Georgia, outside Atlanta, has two other interstates that run through it for significant distances - I-95 and I-16 - and a couple that dip their toes in the state - I-59 and I-24. I don’t know how Georgians near those highways speak of them.

*The most common usage of “Perimeter” that I hear is as a cultural divider between “ITP” - “inside the Perimeter”, the land of fine restaurants, world-class institutions of the arts, and civilization - and "OTP, “outside the Perimeter”, a howling desert of Olive Gardens, WalMarts, and Trump supporters. :D. Not that those of us who live ITP are snobs, or anything.

Frisco, North Carolina. Lovely little Outer Banks community, where Mrs. SMV and I like to vacation. Best beaches in the U.S.

The 8 doesn’t run through North County, which seems to be the context.

This seems to have gotten overlooked and not answered in this thread yet.

It was Oakland. (ETA: And, I suppose, still is.)

“The” before larger numbers doesn’t bother me too much. But for small numbers, it just sounds completely wrong. Take “the 5” sounds a whole lot worse than “take the 405” or whatever.

That said, in my area, we don’t tend to use the definite article. We do nearly always add the direction after the highway number, though. Except, for some reason, for Interstate highways, where such seems to be optional.

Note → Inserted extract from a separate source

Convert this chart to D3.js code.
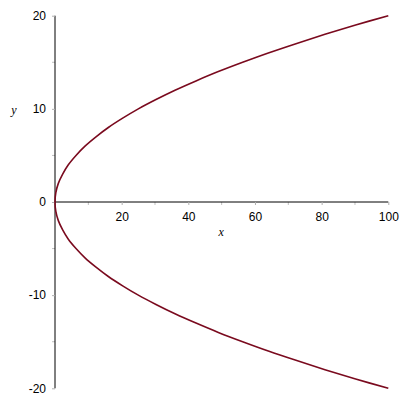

My guess is that a number by itself just seems to not be enough.

Then again…

Manhattan itself, which is what people usually mean by “New York City” has about 1.5M inhabitants today, and SF has about 800K, so it’s not exactly a village even by NYC standards.

Not to disparage the other four boroughs, but legal and civic status aside, do people really think of them as conceptually and culturally part of NYC in the same way they do Manhattan? (Certain baseball venues excepted, of course!). If I addressed a letter to a Brooklyn ZIP code but gave “New York” as the city, would it get there as fast?

I may be totally off base and I’ve never been there. But I may have a chance of repairing that omission very soon.